Without effective master data management, the presence of redundant, incomplete, conflicting and inaccurate data becomes a major impediment to realizing the carrier’s and agency’s digital aspirations. This becomes particularly significant in areas such as understanding best product fit, consumer communication and risk preferences, or when implementing marketing automation.

Staying On Top Of Regulatory Change

The evolving regulatory landscape necessitates greater caution in data usage for insurance carriers. Privacy and information protection regulations are expanding at the state level, often with increased scrutiny and tighter GLBA, PCI and other consumer data protection needs imposed on carriers and agencies. Comprehending the consumer data’s location and permissible uses and implementing access control measures are crucial components of regulatory compliance.

Enabling Data Management Automation

Third-party master data, when used in conjunction with an enterprise MDM system, enables an organization to not only control its data but also use it to unlock numerous revenue growth and productivity gain opportunities. By focusing on the quality and consistency of data in a mastered source, insurance companies can extend data validation across all departments and services without dramatically increasing the data management burden.

Customer Data Integration: An Essential Element Of Success

MDM can help insurance companies enhance the quality of their customer data, enabling more accurate insights and informed business decisions. It’s also crucial for insurers to adhere to data protection regulations like GDPR, which demand robust data governance practices. MDM empowers insurers by providing visibility into stored data and its location, facilitating efficient handling of data deletion requests such as the “right to be forgotten” under GDPR. Additionally, MDM allows sensitive data to be labeled, and any instances of this data across the IT network trigger alerts for data protection officers.

Getting Started

Implementing multi-domain MDM in insurance necessitates focused strategies:

• Define clear objectives, executive sponsorship and ROI analysis for a solid foundation.

• Understand the domains you need to manage and link your business outcomes.

• Strengthen the base with a robust data governance framework, encompassing data quality, domain periodization and integration.

• Remember that scalability and user training are vital.

As we centralize and harmonize data through MDM, positioning the organization to leverage advanced analytics and data-driven insights effectively will be the key.

The key challenges include data complexity—which is inherently complex due to multiple product lines—coverages, regulatory environment, poor data quality and bridging the gap with legacy systems.

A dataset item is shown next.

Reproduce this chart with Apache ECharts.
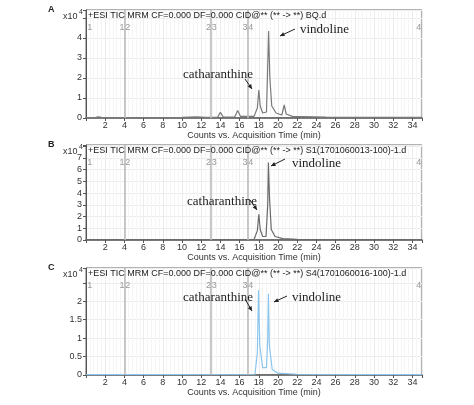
<!DOCTYPE html>
<html><head><meta charset="utf-8">
<script src="https://cdn.jsdelivr.net/npm/echarts@6/dist/echarts.min.js"></script>
<style>html,body{margin:0;padding:0;background:#fff}#c{width:474px;height:405px}</style>
</head><body><div id="c"></div>
<script>
const xTicks=[2,4,6,8,10,12,14,16,18,20,22,24,26,28,30,32,34];
const segLines=[4.0,13.0,16.8];
const segLabels=[[0.35,'1'],[3.7,'1'],[4.3,'2'],[12.7,'2'],[13.3,'3'],[16.5,'3'],[17.1,'4'],[34.6,'4']];
const titles=['+ESI TIC MRM CF=0.000 DF=0.000 CID@** (** -> **) BQ.d',
 '+ESI TIC MRM CF=0.000 DF=0.000 CID@** (** -> **) S1(1701060013-100)-1.d',
 '+ESI TIC MRM CF=0.000 DF=0.000 CID@** (** -> **) S4(1701060016-100)-1.d'];
const seriesA=[[0,0.02],[1,0.03],[1.3,0.06],[1.6,0.03],[4,0.02],[10,0.03],[11.5,0.06],[12.5,0.03],[13.7,0.04],[14,0.28],[14.3,0.05],[15.5,0.06],[15.8,0.38],[16.1,0.08],[17.5,0.08],[17.85,0.5],[18,1.4],[18.15,0.6],[18.4,0.25],[18.8,0.3],[18.95,3.0],[19.02,4.35],[19.15,2.0],[19.35,0.6],[19.8,0.25],[20.4,0.15],[20.65,0.65],[20.85,0.2],[21.5,0.08],[25,0.05],[35,0.03]];
const seriesB=[[0,0.02],[13,0.02],[17.5,0.05],[17.85,0.8],[18,2.2],[18.15,0.9],[18.4,0.3],[18.75,0.3],[18.93,3.0],[19.0,6.6],[19.12,3.5],[19.3,0.9],[19.7,0.3],[20.5,0.12],[22,0.05],[35,0.02]];
const seriesC=[[0,0.01],[17.6,0.02],[17.85,0.6],[17.97,2.3],[18.1,0.8],[18.4,0.2],[18.8,0.2],[18.93,1.0],[19.0,2.2],[19.1,0.8],[19.4,0.15],[20,0.05],[22,0.02],[35,0.01]];
const yMax=[5.4,8.1,2.9];
const yLabelMax=[4,7,2];
const yInterval=[1,1,0.5];
const grids=[{top:10,height:108},{top:145,height:95},{top:268,height:107}];
const colors=['#7a7a7a','#6a6a6a','#8cc6ee'];
const datas=[seriesA,seriesB,seriesC];
const SANS='Liberation Sans';

const chart=echarts.init(document.getElementById('c'));
const opt={animation:false,grid:[],xAxis:[],yAxis:[],series:[],graphic:[]};
for(let i=0;i<3;i++){
  opt.grid.push({left:86,right:52,top:grids[i].top,height:grids[i].height,show:true,borderColor:'#666',borderWidth:1});
  opt.xAxis.push({type:'value',gridIndex:i,min:0,max:35,interval:2,
    name:'Counts vs. Acquisition Time (min)',nameLocation:'middle',nameGap:13,
    nameTextStyle:{fontSize:9,color:'#333',fontFamily:SANS},
    axisLine:{lineStyle:{color:'#555',width:1.5}},axisTick:{length:3,lineStyle:{color:'#555'}},
    axisLabel:{fontSize:9,color:'#333',margin:3,fontFamily:SANS,
      formatter:v=>xTicks.includes(v)?String(v):''},
    splitLine:{show:true,lineStyle:{color:'#ececec'}},
    minorTick:{show:false},minorSplitLine:{show:true,lineStyle:{color:'#f5f5f5'}}});
  const lm=yLabelMax[i];
  opt.yAxis.push({type:'value',gridIndex:i,min:0,max:yMax[i],interval:yInterval[i],
    axisLine:{show:true,lineStyle:{color:'#555'}},axisTick:{show:true,length:3,lineStyle:{color:'#555'}},
    axisLabel:{fontSize:9,color:'#333',margin:4,fontFamily:SANS,formatter:v=>v<=lm+1e-9?String(v):''},
    splitLine:{show:true,lineStyle:{color:'#ececec'}}});
  opt.series.push({type:'line',xAxisIndex:i,yAxisIndex:i,data:datas[i],showSymbol:false,
    lineStyle:{color:colors[i],width:1.2},
    markLine:{silent:true,symbol:'none',label:{show:false},
      lineStyle:{color:'#bbb',width:1.6,type:'solid'},
      data:segLines.map(v=>({xAxis:v}))}});
}
chart.setOption(opt);
const g=[];
const letters=['A','B','C'];
function txt(x,y,t,size,color,family,weight){
  return {type:'text',z:100,x:x,y:y,style:{text:t,fontSize:size,fill:color,fontFamily:family,fontWeight:weight||'normal',stroke:null,lineWidth:0}};
}
for(let i=0;i<3;i++){
  const top=grids[i].top;
  g.push(txt(48,top-5,letters[i],9,'#222',SANS,'bold'));
  g.push(txt(63,top+2,'x10',9,'#333',SANS));
  g.push(txt(79,top-1,'4',7,'#333',SANS));
  g.push(txt(88,top+1,titles[i],9,'#222',SANS));
  segLabels.forEach(([x,t])=>{
    const p=chart.convertToPixel({xAxisIndex:i,yAxisIndex:i},[x,0]);
    g.push(txt(p[0]-2,top+13,t,9,'#999',SANS));
  });
}
const ann=[
 ['vindoline',300,23,295,29,280,36],
 ['catharanthine',183,68,245,79,252,89],
 ['catharanthine',187,195,250,200,257,210],
 ['vindoline',292,157,285,159,271,166],
 ['catharanthine',183,291,245,299,252,311],
 ['vindoline',292,291,287,296,274,302]];
ann.forEach(([t,x,y,x1,y1,x2,y2])=>{
  g.push(txt(x,y,t,13,'#222','Liberation Serif'));
  g.push({type:'line',z:100,shape:{x1,y1,x2,y2},style:{stroke:'#222',lineWidth:1}});
  const a=Math.atan2(y2-y1,x2-x1);
  const L=5;
  g.push({type:'polygon',z:100,shape:{points:[[x2,y2],[x2-L*Math.cos(a-0.45),y2-L*Math.sin(a-0.45)],[x2-L*Math.cos(a+0.45),y2-L*Math.sin(a+0.45)]]},style:{fill:'#222'}});
});
chart.setOption({graphic:g});
</script></body></html>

Change management in terms of data migration can be very complex, and cost can be prohibitive in today’s scenario. Economic headwinds have not helped the case either.

Implementing multi-domain MDM in the insurance sector requires careful planning, a strong data governance framework and addressing specific challenges related to data complexity, quality and legacy systems. With the right strategy and mitigation measures, insurance leaders can achieve a unified, high-quality view of master data across domains, ultimately improving operational efficiency and decision-making in the insurance industry.

Conclusion

Insurance carriers can drive significant business value if they consider consolidating individual policy data into a customer/household view. This enables the use of advanced analytics, such as AI, for more effective upselling and cross-selling strategies. By reducing data silos, improving governance and enhancing data quality, insurers can effortlessly future-proof their businesses.